■ **Written task**
Without the images, write out the whole listing exactly.

■ **Given data**
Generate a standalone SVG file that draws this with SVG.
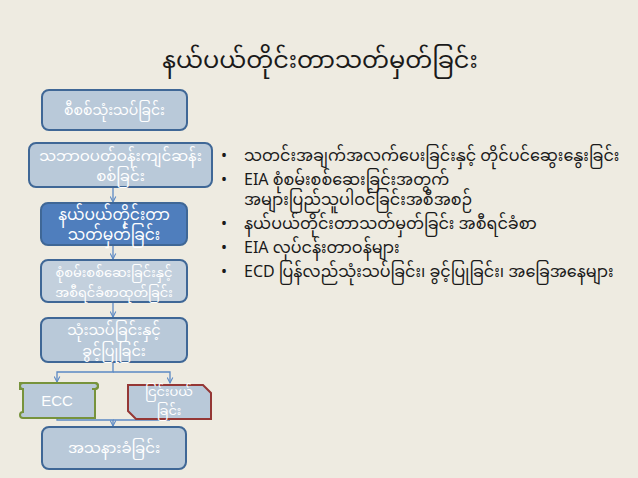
<svg xmlns="http://www.w3.org/2000/svg" width="638" height="478" viewBox="0 0 638 478">
<defs>
<style>
.bg{fill:#EEEBE1}
.t{font-family:"Noto Sans Myanmar","Padauk","Myanmar Text","Noto Sans","DejaVu Sans",sans-serif}
.title{font-size:24px;fill:#1a1a1a}
.box{fill:#B9C9D9;stroke:#3F6796;stroke-width:2}
.boxd{fill:#4F7EBD;stroke:#3F6796;stroke-width:2}
.bl{font-size:13.5px;fill:#FFFFFF}
.bul{font-size:16px;fill:#1a1a1a}
.conn{fill:none;stroke:#5B89C4;stroke-width:1.3}
</style>
<marker id="ah" viewBox="0 0 10 10" refX="9" refY="5" markerWidth="7" markerHeight="7" orient="auto" markerUnits="userSpaceOnUse">
<path d="M1,1 L9,5 L1,9" fill="none" stroke="#5B89C4" stroke-width="1.5"/>
</marker>
</defs>
<rect class="bg" x="0" y="0" width="638" height="478"/>
<text class="t title" x="320" y="68" text-anchor="middle">နယ်ပယ်တိုင်းတာသတ်မှတ်ခြင်း</text>

<g id="connectors">
<line class="conn" x1="113" y1="187" x2="113" y2="202" marker-end="url(#ah)"/>
<line class="conn" x1="113" y1="245" x2="113" y2="259" marker-end="url(#ah)"/>
<line class="conn" x1="113" y1="302" x2="113" y2="317" marker-end="url(#ah)"/>
<polyline class="conn" points="113,362 113,372 57,372 57,382" marker-end="url(#ah)"/>
<polyline class="conn" points="113,372 170,372 170,383" marker-end="url(#ah)"/>
<polyline class="conn" points="57,419 57,420 113,420 113,426" marker-end="url(#ah)"/>
<polyline class="conn" points="170,420 113,420"/>
</g>

<g id="n1"><rect class="box" x="42" y="90" width="145" height="40" rx="7"/>
<text class="t bl" x="114.5" y="115" text-anchor="middle" style="font-size:14px">စီစစ်သုံးသပ်ခြင်း</text></g>

<g id="n2"><rect class="box" x="29" y="143" width="183" height="44" rx="7"/>
<text class="t bl" x="120.5" y="161" text-anchor="middle" style="font-size:15px">သဘာဝပတ်ဝန်းကျင်ဆန်း</text>
<text class="t bl" x="120.5" y="181" text-anchor="middle" style="font-size:15px">စစ်ခြင်း</text></g>

<g id="n3"><rect class="boxd" x="41" y="203" width="146" height="42" rx="7"/>
<text class="t bl" x="114" y="220" text-anchor="middle" style="font-size:15.5px">နယ်ပယ်တိုင်းတာ</text>
<text class="t bl" x="114" y="240" text-anchor="middle" style="font-size:15.5px">သတ်မှတ်ခြင်း</text></g>

<g id="n4"><rect class="box" x="41" y="260" width="146" height="42" rx="7" style="fill:#C3D0DD"/>
<text class="t bl" x="114" y="277" text-anchor="middle" style="font-size:13px">စုံစမ်းစစ်ဆေးခြင်းနှင့်</text>
<text class="t bl" x="114" y="297" text-anchor="middle" style="font-size:13px">အစီရင်ခံစာထုတ်ခြင်း</text></g>

<g id="n5"><rect class="box" x="41" y="318" width="146" height="44" rx="7"/>
<text class="t bl" x="114" y="335" text-anchor="middle" style="font-size:14.5px">သုံးသပ်ခြင်းနှင့်</text>
<text class="t bl" x="114" y="356" text-anchor="middle" style="font-size:14.5px">ခွင့်ပြုခြင်း</text></g>

<g id="n6"><path d="M20,383 L95,383 A3,3 0 0 1 95,389 L95,418 L23,418 A3,3 0 0 1 23,412 L23,389 L20,389 Z" fill="#B9C9D9" stroke="#77933C" stroke-width="2"/>
<path d="M23,383 A3,3 0 0 0 23,389 M95,383 A3,3 0 0 1 95,389 L92,389" fill="none" stroke="#77933C" stroke-width="2"/>
<text x="57" y="406" text-anchor="middle" style="font-family:'Liberation Sans',sans-serif;font-size:15px;fill:#FFFFFF">ECC</text></g>

<g id="n7"><path d="M128,385 L203,385 L211,393 L211,419 L136,419 L128,411 Z" fill="#B9C9D9" stroke="#953735" stroke-width="2"/>
<text class="t bl" x="169" y="396" text-anchor="middle" style="font-size:13px">ငြင်းပယ်</text>
<text class="t bl" x="169" y="415" text-anchor="middle" style="font-size:13px">ခြင်း</text></g>

<g id="n8"><rect class="box" x="42" y="427" width="144" height="42" rx="7"/>
<text class="t bl" x="114" y="453" text-anchor="middle" style="font-size:15px">အသနားခံခြင်း</text></g>

<g id="bullets" class="t bul">
<text x="221" y="161">•</text><text x="244" y="161">သတင်းအချက်အလက်ပေးခြင်းနှင့် တိုင်ပင်ဆွေးနွေးခြင်း</text>
<text x="221" y="185">•</text><text x="244" y="185">EIA စုံစမ်းစစ်ဆေးခြင်းအတွက်</text>
<text x="244" y="205">အများပြည်သူပါဝင်ခြင်းအစီအစဉ်</text>
<text x="221" y="229">•</text><text x="244" y="229">နယ်ပယ်တိုင်းတာသတ်မှတ်ခြင်း အစီရင်ခံစာ</text>
<text x="221" y="253">•</text><text x="244" y="253">EIA လုပ်ငန်းတာဝန်များ</text>
<text x="221" y="277">•</text><text x="244" y="277">ECD ပြန်လည်သုံးသပ်ခြင်း၊ ခွင့်ပြုခြင်း၊ အခြေအနေများ</text>
</g>
</svg>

■ **Response to the task**
Generate a standalone SVG file that draws this with SVG.
<svg xmlns="http://www.w3.org/2000/svg" width="638" height="478" viewBox="0 0 638 478">
<defs>
<style>
.bg{fill:#EEEBE1}
.t{font-family:"Noto Sans Myanmar","Padauk","Myanmar Text","Noto Sans","DejaVu Sans",sans-serif}
.title{font-size:24px;fill:#1a1a1a}
.box{fill:#B9C9D9;stroke:#3F6796;stroke-width:2}
.boxd{fill:#4F7EBD;stroke:#3F6796;stroke-width:2}
.bl{font-size:13.5px;fill:#FFFFFF}
.bul{font-size:16px;fill:#1a1a1a}
.conn{fill:none;stroke:#5B89C4;stroke-width:1.3}
</style>
<marker id="ah" viewBox="0 0 10 10" refX="9" refY="5" markerWidth="7" markerHeight="7" orient="auto" markerUnits="userSpaceOnUse">
<path d="M1,1 L9,5 L1,9" fill="none" stroke="#5B89C4" stroke-width="1.5"/>
</marker>
</defs>
<rect class="bg" x="0" y="0" width="638" height="478"/>
<text class="t title" x="320" y="68" text-anchor="middle">နယ်ပယ်တိုင်းတာသတ်မှတ်ခြင်း</text>

<g id="connectors">
<line class="conn" x1="113" y1="187" x2="113" y2="202" marker-end="url(#ah)"/>
<line class="conn" x1="113" y1="245" x2="113" y2="259" marker-end="url(#ah)"/>
<line class="conn" x1="113" y1="302" x2="113" y2="317" marker-end="url(#ah)"/>
<polyline class="conn" points="113,362 113,372 57,372 57,382" marker-end="url(#ah)"/>
<polyline class="conn" points="113,372 170,372 170,383" marker-end="url(#ah)"/>
<polyline class="conn" points="57,419 57,420 113,420 113,426" marker-end="url(#ah)"/>
<polyline class="conn" points="170,420 113,420"/>
</g>

<g id="n1"><rect class="box" x="42" y="90" width="145" height="40" rx="7"/>
<text class="t bl" x="114.5" y="115" text-anchor="middle" style="font-size:14px">စီစစ်သုံးသပ်ခြင်း</text></g>

<g id="n2"><rect class="box" x="29" y="143" width="183" height="44" rx="7"/>
<text class="t bl" x="120.5" y="161" text-anchor="middle" style="font-size:15px">သဘာဝပတ်ဝန်းကျင်ဆန်း</text>
<text class="t bl" x="120.5" y="181" text-anchor="middle" style="font-size:15px">စစ်ခြင်း</text></g>

<g id="n3"><rect class="boxd" x="41" y="203" width="146" height="42" rx="7"/>
<text class="t bl" x="114" y="220" text-anchor="middle" style="font-size:15.5px">နယ်ပယ်တိုင်းတာ</text>
<text class="t bl" x="114" y="240" text-anchor="middle" style="font-size:15.5px">သတ်မှတ်ခြင်း</text></g>

<g id="n4"><rect class="box" x="41" y="260" width="146" height="42" rx="7" style="fill:#C3D0DD"/>
<text class="t bl" x="114" y="277" text-anchor="middle" style="font-size:13px">စုံစမ်းစစ်ဆေးခြင်းနှင့်</text>
<text class="t bl" x="114" y="297" text-anchor="middle" style="font-size:13px">အစီရင်ခံစာထုတ်ခြင်း</text></g>

<g id="n5"><rect class="box" x="41" y="318" width="146" height="44" rx="7"/>
<text class="t bl" x="114" y="335" text-anchor="middle" style="font-size:14.5px">သုံးသပ်ခြင်းနှင့်</text>
<text class="t bl" x="114" y="356" text-anchor="middle" style="font-size:14.5px">ခွင့်ပြုခြင်း</text></g>

<g id="n6"><path d="M20,383 L95,383 A3,3 0 0 1 95,389 L95,418 L23,418 A3,3 0 0 1 23,412 L23,389 L20,389 Z" fill="#B9C9D9" stroke="#77933C" stroke-width="2"/>
<path d="M23,383 A3,3 0 0 0 23,389 M95,383 A3,3 0 0 1 95,389 L92,389" fill="none" stroke="#77933C" stroke-width="2"/>
<text x="57" y="406" text-anchor="middle" style="font-family:'Liberation Sans',sans-serif;font-size:15px;fill:#FFFFFF">ECC</text></g>

<g id="n7"><path d="M128,385 L203,385 L211,393 L211,419 L136,419 L128,411 Z" fill="#B9C9D9" stroke="#953735" stroke-width="2"/>
<text class="t bl" x="169" y="396" text-anchor="middle" style="font-size:13px">ငြင်းပယ်</text>
<text class="t bl" x="169" y="415" text-anchor="middle" style="font-size:13px">ခြင်း</text></g>

<g id="n8"><rect class="box" x="42" y="427" width="144" height="42" rx="7"/>
<text class="t bl" x="114" y="453" text-anchor="middle" style="font-size:15px">အသနားခံခြင်း</text></g>

<g id="bullets" class="t bul">
<text x="221" y="161">•</text><text x="244" y="161">သတင်းအချက်အလက်ပေးခြင်းနှင့် တိုင်ပင်ဆွေးနွေးခြင်း</text>
<text x="221" y="185">•</text><text x="244" y="185">EIA စုံစမ်းစစ်ဆေးခြင်းအတွက်</text>
<text x="244" y="205">အများပြည်သူပါဝင်ခြင်းအစီအစဉ်</text>
<text x="221" y="229">•</text><text x="244" y="229">နယ်ပယ်တိုင်းတာသတ်မှတ်ခြင်း အစီရင်ခံစာ</text>
<text x="221" y="253">•</text><text x="244" y="253">EIA လုပ်ငန်းတာဝန်များ</text>
<text x="221" y="277">•</text><text x="244" y="277">ECD ပြန်လည်သုံးသပ်ခြင်း၊ ခွင့်ပြုခြင်း၊ အခြေအနေများ</text>
</g>
</svg>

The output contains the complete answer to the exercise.